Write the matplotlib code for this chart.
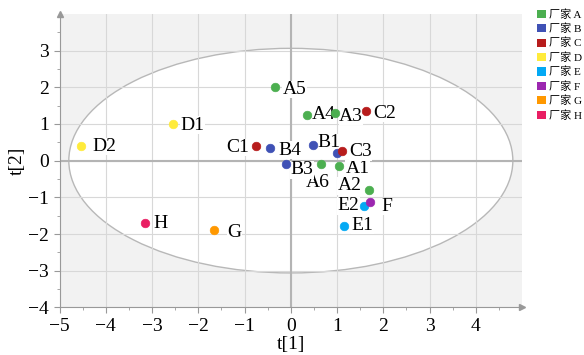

______

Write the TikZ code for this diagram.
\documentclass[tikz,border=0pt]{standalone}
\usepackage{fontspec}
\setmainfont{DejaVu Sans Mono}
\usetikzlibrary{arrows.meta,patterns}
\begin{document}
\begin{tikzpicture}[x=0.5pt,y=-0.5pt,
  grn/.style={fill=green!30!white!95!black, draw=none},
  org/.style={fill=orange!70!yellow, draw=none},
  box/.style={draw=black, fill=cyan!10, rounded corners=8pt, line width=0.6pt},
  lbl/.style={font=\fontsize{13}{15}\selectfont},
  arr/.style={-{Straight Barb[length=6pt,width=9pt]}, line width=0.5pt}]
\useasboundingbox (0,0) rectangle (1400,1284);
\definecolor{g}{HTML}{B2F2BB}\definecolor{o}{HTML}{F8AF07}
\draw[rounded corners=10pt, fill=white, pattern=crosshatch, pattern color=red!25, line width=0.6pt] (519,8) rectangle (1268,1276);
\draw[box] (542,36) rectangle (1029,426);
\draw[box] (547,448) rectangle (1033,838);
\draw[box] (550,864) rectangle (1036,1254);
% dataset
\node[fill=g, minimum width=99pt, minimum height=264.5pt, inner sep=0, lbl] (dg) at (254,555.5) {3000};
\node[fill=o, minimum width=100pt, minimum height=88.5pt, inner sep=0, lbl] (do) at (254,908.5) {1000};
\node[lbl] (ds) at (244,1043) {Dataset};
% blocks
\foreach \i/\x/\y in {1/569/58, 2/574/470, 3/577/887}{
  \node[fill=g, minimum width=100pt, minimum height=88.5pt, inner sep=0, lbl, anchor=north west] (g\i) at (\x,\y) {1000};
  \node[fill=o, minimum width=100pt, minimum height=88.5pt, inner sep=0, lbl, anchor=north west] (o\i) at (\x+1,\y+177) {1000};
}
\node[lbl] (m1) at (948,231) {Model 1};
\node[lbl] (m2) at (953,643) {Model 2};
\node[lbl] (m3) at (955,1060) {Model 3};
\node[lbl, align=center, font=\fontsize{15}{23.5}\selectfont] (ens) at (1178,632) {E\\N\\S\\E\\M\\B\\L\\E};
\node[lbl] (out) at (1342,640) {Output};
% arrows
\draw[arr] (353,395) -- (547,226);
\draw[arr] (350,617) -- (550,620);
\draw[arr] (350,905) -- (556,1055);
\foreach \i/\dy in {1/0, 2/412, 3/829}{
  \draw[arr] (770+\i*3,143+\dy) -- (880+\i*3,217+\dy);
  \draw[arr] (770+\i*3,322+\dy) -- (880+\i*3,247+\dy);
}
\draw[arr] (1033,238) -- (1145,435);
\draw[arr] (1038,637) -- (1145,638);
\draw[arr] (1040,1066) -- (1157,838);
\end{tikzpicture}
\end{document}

______

* [Your task]:
Copy each line from the records above that includes the string "Write".

* [Expected answer]:
Write the matplotlib code for this chart.
Write the TikZ code for this diagram.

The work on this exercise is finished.